Neighbours explore their strategic options

The Bhutan-China MoU

Photo for representation only. - File photo

AS far as China is concerned, Bhutan has walked in lockstep with India ever since its citizens were traumatised by the sight of thousands of pitiful Tibetans transiting through their land to India after the Chinese crackdown in Lhasa in 1959. Since 1984, the two have held endless talks but did not move towards a resolution just like the India-China boundary talks. China became every country’s largest trading partner but India and Bhutan are happy in each other’s company. In the past, Bhutan ignored several overtures from Beijing, including support for a UNSC term, to stand by India whose boundary negotiations with China are at an impasse. In 2013, the King of Bhutan, Jigme Khesar Wangchuck, stepped in as the chief guest on Republic Day after the King of Oman cancelled his India visit.
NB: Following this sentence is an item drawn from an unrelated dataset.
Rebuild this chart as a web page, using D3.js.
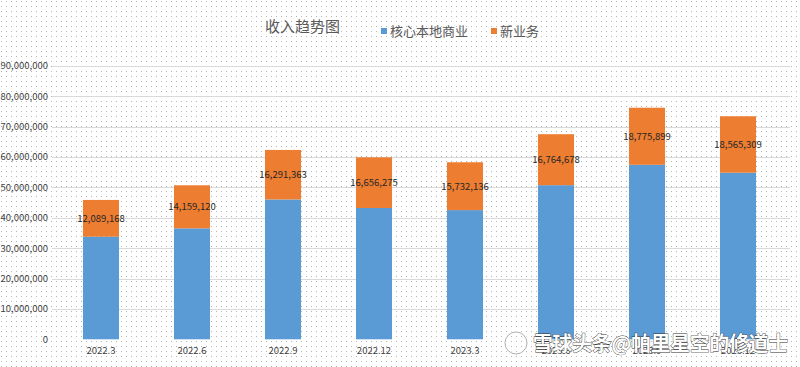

Against this intensity of political and security ties, Thursday’s announcement of a Bhutan-China MoU to resolve their boundary dispute through a three-step solution should come as a jolt. The Ministry of External Affairs limited itself to expressing wariness and also awareness that Bhutan and China have been holding talks. But it was ingenious of the spokesman to equate these talks with India’s boundary negotiations with China. While China and Bhutan seem to have taken a decisive step to resolving their dispute, New Delhi and Beijing are having trouble in all three sectors of their unresolved 3,488-km boundary. Their last military talks ended in a mutual blame game.

It is not as if this is a sudden development. As the Bhutan-China joint press release noted, both sides began discussing the three-step solution in April. The process of achieving finality on a boundary with China typically takes a decade (it has the largest number of land boundaries in the world). And much can change in between. But this flagging of Bhutanese sovereignty comes after Bangladesh and Sri Lanka declined to subscribe to India’s pet ‘Free and Open Indo-Pacific’ concept. India needs to take stock whether its animosity towards China and increasing identification with US’ interests in the region are encouraging its neighbours to explore other options.